■ Problem to work on ■
Within the entries below, find the portion that opens with the line containing "Write the matplotlib code for this chart." and closes with the line containing "240, 275, 300, 320, 335, 350, 365, 380, 393]". Retype that portion exactly and only.

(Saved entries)

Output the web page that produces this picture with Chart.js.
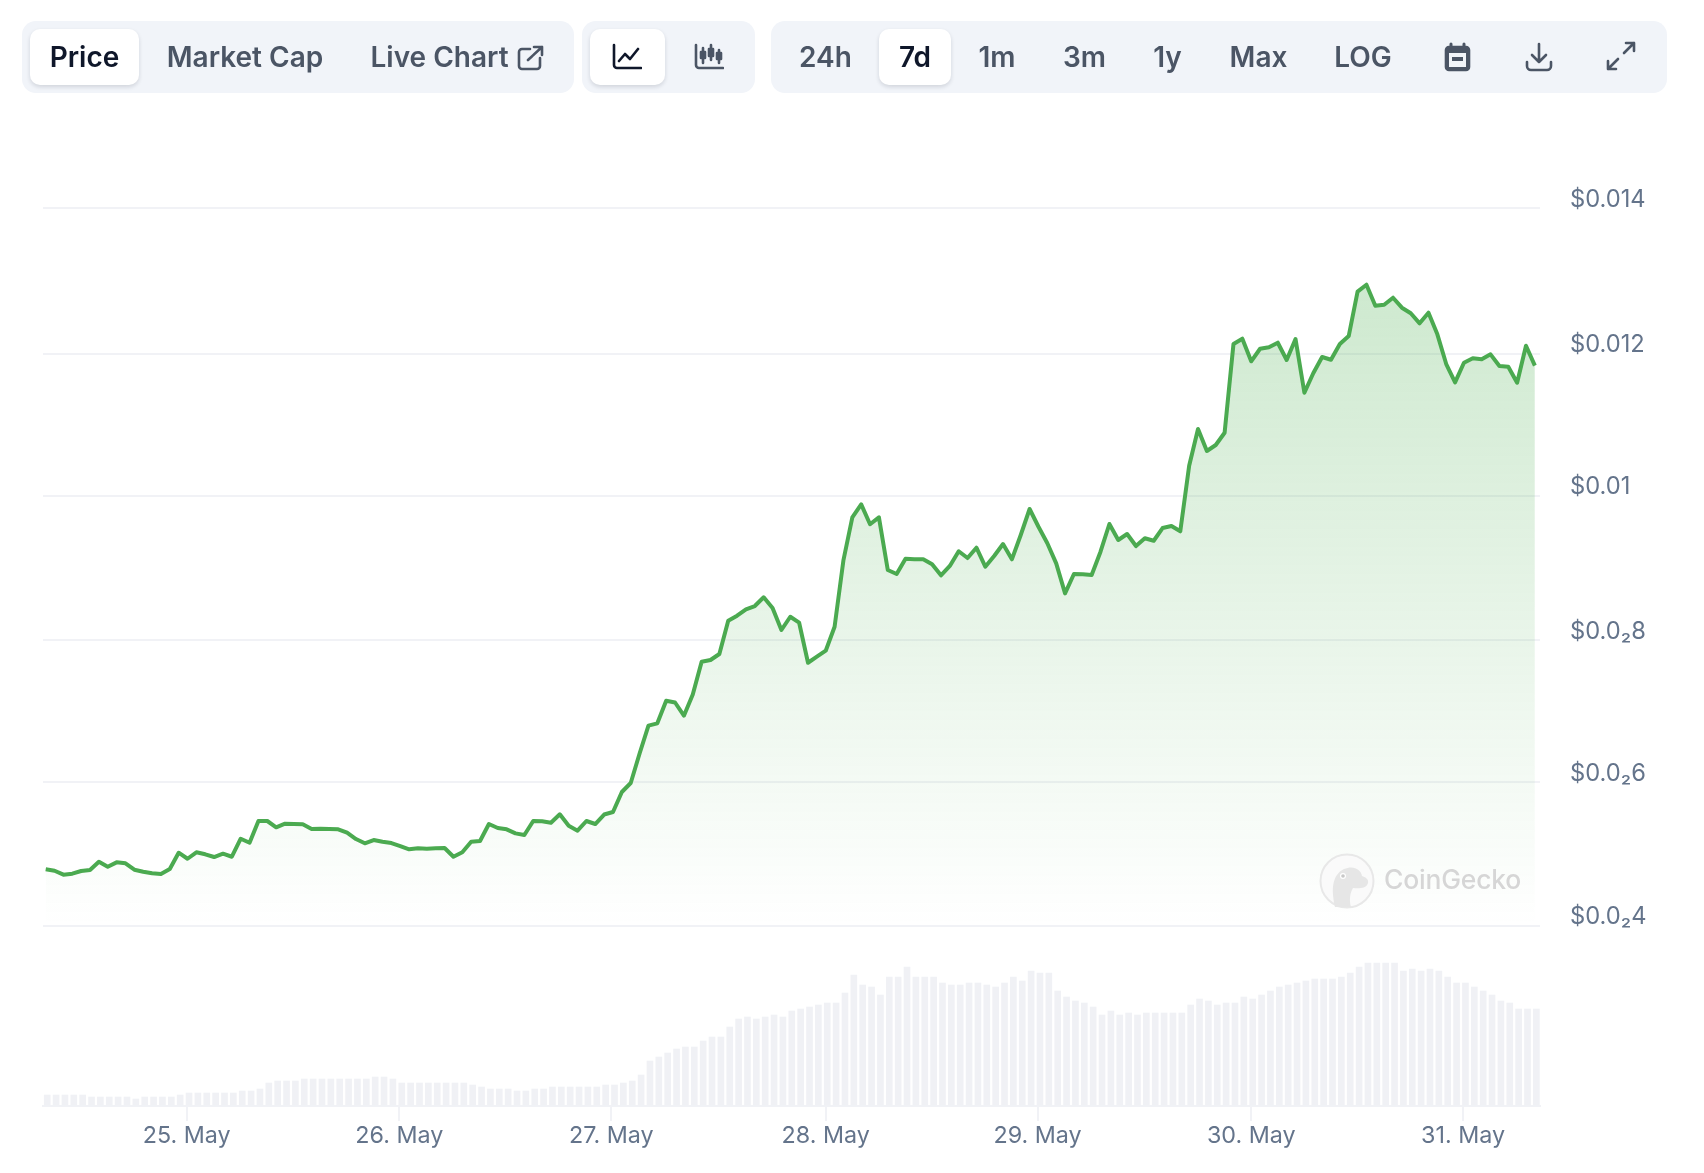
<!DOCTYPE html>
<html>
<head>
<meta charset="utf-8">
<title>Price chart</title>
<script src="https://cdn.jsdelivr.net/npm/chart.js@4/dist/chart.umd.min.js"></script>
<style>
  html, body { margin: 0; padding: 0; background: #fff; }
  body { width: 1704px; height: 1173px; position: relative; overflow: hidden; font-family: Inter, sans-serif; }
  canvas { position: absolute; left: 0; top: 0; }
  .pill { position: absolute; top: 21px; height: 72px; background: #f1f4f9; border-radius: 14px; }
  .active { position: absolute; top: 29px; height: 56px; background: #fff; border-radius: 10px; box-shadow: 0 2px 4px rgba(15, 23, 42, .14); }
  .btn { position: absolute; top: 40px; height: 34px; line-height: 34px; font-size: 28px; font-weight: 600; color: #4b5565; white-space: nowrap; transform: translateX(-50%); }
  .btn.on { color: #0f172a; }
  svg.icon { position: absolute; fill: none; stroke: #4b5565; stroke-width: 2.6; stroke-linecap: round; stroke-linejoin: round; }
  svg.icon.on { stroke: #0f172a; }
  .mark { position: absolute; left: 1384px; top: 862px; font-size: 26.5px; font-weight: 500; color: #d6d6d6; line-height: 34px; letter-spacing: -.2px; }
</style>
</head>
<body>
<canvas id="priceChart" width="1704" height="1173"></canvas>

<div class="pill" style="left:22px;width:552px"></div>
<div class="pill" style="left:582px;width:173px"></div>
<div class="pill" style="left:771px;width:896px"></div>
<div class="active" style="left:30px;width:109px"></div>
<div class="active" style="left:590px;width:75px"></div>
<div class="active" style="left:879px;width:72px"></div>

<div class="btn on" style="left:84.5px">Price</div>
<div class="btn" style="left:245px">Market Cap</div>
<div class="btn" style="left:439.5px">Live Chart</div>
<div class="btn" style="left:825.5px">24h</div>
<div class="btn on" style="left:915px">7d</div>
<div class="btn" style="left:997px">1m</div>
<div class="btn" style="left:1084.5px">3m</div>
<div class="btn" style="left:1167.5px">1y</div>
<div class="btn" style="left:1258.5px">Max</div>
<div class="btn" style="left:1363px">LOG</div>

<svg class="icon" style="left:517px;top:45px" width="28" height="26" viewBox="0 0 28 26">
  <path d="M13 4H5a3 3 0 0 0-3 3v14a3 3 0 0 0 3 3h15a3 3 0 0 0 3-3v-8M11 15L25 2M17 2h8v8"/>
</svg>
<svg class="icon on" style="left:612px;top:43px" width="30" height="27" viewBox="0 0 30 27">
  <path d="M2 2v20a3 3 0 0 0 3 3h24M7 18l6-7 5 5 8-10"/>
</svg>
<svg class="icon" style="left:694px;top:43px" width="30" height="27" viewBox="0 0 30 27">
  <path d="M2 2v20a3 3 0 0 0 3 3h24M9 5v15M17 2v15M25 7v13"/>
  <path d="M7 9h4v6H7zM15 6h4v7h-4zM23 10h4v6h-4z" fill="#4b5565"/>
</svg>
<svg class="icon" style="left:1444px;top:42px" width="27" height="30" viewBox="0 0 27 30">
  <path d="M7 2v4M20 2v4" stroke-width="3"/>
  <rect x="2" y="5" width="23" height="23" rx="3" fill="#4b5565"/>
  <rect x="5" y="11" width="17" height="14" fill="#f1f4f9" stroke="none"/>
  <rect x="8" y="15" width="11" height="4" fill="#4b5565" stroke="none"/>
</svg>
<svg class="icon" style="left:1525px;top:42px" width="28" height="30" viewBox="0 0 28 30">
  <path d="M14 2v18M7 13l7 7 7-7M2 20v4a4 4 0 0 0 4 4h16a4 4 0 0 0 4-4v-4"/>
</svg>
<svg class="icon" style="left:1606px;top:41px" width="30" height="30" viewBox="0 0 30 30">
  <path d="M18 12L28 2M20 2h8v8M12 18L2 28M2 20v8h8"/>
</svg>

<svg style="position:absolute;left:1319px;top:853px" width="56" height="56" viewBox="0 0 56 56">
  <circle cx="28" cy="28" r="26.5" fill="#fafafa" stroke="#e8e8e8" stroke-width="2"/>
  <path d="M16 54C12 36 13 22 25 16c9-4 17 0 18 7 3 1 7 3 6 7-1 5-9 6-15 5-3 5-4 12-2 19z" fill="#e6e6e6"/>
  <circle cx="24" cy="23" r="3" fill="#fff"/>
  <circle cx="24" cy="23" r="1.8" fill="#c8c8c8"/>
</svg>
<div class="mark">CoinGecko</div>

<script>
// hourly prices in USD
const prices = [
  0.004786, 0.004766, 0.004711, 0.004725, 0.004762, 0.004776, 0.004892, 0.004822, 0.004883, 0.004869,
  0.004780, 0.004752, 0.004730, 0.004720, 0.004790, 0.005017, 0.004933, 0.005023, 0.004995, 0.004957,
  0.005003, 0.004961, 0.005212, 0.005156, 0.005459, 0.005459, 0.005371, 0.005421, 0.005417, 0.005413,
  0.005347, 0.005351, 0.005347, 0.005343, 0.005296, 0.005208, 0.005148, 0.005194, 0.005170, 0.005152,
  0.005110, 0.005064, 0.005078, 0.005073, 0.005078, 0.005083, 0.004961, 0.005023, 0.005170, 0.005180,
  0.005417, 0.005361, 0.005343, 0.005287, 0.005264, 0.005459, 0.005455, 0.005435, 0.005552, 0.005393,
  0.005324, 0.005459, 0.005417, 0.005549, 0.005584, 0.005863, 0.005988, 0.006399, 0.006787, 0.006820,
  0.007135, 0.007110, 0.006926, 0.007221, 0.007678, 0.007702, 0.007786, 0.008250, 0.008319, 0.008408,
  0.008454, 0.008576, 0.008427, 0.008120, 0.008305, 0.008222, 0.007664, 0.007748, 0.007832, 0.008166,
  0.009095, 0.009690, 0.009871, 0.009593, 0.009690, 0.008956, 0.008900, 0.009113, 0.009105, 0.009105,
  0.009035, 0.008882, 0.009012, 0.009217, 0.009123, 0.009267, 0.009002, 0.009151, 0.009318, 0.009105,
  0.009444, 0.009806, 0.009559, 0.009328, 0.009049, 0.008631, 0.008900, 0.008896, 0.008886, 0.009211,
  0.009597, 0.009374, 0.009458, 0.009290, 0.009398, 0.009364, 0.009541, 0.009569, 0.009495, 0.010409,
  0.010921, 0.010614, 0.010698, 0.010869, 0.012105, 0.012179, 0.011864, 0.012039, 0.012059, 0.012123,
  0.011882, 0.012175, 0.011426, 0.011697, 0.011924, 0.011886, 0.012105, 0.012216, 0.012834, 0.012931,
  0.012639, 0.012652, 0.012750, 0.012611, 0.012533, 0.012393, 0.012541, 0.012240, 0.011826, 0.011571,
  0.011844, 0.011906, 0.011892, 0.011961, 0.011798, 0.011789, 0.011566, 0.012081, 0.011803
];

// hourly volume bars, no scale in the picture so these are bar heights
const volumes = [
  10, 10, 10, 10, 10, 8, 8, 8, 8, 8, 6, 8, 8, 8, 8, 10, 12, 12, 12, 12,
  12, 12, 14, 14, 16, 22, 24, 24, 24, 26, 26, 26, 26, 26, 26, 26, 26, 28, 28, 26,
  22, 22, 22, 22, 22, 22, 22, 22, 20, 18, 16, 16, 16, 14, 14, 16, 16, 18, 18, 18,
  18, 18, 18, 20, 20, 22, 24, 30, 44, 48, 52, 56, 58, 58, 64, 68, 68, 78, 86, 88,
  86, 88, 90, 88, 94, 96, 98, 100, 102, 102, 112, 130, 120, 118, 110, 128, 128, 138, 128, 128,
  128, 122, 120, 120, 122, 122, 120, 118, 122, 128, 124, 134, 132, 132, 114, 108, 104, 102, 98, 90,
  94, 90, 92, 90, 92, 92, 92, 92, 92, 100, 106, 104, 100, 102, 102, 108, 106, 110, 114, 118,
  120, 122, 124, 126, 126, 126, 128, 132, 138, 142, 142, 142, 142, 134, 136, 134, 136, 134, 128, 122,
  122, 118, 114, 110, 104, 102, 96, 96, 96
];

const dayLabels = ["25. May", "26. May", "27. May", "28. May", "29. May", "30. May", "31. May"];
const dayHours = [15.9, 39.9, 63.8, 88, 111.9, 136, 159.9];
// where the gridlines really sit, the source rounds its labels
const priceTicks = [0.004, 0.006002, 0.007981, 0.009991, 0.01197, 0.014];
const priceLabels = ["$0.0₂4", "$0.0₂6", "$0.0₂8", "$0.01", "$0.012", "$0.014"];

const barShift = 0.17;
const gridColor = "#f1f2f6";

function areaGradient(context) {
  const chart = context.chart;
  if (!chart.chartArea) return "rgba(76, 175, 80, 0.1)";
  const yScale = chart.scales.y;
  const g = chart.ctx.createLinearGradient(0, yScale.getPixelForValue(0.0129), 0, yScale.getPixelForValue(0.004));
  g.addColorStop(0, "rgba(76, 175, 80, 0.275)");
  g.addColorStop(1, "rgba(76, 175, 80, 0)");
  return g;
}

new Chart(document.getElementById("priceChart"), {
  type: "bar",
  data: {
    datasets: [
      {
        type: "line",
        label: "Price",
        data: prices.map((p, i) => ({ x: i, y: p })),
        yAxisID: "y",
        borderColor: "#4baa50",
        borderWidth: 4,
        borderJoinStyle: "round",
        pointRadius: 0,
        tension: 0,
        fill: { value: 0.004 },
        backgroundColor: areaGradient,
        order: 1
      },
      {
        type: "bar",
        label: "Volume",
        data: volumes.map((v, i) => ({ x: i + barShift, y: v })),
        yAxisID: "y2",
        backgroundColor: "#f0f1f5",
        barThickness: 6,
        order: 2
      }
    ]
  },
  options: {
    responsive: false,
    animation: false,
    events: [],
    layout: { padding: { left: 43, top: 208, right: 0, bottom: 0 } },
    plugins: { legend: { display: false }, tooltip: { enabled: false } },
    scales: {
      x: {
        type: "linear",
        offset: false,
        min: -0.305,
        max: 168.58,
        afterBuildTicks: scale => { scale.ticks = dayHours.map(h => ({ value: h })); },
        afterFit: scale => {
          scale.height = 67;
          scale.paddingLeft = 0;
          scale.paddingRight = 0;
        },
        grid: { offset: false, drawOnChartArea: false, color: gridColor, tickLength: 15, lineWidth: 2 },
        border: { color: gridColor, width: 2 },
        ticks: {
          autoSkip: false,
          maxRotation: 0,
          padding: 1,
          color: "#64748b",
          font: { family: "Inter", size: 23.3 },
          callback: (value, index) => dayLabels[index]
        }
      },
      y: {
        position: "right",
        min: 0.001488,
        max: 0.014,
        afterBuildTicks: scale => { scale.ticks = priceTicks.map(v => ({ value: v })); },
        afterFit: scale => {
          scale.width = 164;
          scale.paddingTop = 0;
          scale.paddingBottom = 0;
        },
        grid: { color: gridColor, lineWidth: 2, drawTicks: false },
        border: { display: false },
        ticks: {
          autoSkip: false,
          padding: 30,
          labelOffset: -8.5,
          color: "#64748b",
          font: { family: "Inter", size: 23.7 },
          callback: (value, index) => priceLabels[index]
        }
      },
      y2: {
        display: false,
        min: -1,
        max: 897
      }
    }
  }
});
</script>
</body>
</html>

---

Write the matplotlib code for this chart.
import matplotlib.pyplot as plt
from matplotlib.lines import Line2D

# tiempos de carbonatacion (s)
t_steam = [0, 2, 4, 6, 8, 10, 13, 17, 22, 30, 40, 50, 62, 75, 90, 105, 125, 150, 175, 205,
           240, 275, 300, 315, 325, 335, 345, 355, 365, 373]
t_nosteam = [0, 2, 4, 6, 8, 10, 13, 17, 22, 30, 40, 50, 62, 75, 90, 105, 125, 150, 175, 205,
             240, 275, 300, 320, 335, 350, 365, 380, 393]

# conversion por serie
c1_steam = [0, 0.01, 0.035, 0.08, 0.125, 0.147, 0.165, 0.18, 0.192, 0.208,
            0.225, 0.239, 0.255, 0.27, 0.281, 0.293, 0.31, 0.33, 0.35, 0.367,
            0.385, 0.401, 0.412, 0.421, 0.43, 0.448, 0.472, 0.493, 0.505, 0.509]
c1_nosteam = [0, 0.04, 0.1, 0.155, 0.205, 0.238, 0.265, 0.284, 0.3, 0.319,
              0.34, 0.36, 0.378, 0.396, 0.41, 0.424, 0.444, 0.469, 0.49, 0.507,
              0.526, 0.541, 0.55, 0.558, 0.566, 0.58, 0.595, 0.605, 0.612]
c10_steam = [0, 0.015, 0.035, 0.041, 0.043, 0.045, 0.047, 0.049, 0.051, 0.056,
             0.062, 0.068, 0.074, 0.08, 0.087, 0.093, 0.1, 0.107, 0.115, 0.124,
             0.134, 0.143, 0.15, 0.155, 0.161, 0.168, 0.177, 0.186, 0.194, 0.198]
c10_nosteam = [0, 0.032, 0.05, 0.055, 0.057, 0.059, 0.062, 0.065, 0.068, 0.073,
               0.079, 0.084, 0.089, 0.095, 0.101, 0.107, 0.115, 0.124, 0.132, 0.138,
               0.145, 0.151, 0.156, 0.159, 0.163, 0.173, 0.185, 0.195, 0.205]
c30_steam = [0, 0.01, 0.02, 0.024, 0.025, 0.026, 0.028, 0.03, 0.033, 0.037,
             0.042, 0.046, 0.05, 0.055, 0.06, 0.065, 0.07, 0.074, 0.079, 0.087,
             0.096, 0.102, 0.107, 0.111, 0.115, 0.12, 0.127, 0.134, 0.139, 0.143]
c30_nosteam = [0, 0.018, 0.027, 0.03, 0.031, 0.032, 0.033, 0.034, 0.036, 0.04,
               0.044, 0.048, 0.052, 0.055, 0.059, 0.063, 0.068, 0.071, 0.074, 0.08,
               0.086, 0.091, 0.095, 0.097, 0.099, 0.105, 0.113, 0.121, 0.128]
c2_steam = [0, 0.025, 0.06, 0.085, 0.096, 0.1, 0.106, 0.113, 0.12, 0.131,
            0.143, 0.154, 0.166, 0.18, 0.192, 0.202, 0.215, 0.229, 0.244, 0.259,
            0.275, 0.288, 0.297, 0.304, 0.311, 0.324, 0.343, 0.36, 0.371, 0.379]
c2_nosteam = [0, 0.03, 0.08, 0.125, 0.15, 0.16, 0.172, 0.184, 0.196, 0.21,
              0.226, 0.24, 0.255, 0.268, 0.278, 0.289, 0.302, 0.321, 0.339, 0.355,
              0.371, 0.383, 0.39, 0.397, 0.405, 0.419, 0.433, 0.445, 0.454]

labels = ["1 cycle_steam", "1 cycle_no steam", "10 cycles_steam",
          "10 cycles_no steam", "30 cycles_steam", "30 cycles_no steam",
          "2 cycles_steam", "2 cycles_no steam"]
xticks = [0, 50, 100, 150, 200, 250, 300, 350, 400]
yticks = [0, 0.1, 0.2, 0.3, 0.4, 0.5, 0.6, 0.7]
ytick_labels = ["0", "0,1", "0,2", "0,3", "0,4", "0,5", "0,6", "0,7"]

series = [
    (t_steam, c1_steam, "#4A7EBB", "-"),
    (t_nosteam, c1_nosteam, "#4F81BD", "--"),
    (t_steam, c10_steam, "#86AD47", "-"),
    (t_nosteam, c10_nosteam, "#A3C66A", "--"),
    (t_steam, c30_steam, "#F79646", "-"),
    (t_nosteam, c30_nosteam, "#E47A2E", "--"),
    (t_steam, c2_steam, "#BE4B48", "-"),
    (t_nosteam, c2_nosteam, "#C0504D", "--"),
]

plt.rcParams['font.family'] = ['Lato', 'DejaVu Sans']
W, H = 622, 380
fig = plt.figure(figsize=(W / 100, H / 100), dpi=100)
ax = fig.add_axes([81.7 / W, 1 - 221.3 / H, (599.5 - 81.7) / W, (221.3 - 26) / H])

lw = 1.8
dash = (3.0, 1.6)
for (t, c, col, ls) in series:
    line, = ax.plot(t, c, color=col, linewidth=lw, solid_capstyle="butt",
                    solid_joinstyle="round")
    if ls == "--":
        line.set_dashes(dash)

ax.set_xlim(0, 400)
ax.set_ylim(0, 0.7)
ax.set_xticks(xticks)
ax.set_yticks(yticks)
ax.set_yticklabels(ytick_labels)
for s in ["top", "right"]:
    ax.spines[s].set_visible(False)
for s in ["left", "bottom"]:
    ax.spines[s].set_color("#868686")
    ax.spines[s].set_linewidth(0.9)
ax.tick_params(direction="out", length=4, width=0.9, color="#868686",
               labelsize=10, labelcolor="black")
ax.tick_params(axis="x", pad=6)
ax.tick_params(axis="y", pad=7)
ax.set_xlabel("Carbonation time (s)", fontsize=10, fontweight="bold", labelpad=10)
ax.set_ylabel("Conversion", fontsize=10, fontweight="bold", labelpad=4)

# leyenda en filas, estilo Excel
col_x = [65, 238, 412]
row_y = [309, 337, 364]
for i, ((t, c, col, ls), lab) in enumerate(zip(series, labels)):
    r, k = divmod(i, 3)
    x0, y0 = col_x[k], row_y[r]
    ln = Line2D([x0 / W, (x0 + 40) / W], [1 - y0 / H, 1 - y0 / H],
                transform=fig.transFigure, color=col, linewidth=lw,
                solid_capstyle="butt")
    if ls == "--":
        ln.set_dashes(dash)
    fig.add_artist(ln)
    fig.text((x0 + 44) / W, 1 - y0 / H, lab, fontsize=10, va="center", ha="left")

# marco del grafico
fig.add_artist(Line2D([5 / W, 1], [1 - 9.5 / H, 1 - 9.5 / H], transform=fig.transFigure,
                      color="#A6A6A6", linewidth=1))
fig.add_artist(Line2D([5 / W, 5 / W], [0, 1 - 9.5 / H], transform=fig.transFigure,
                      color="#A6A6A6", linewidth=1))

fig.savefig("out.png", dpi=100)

■ Solution ■
Write the matplotlib code for this chart.
import matplotlib.pyplot as plt
from matplotlib.lines import Line2D

# tiempos de carbonatacion (s)
t_steam = [0, 2, 4, 6, 8, 10, 13, 17, 22, 30, 40, 50, 62, 75, 90, 105, 125, 150, 175, 205,
           240, 275, 300, 315, 325, 335, 345, 355, 365, 373]
t_nosteam = [0, 2, 4, 6, 8, 10, 13, 17, 22, 30, 40, 50, 62, 75, 90, 105, 125, 150, 175, 205,
             240, 275, 300, 320, 335, 350, 365, 380, 393]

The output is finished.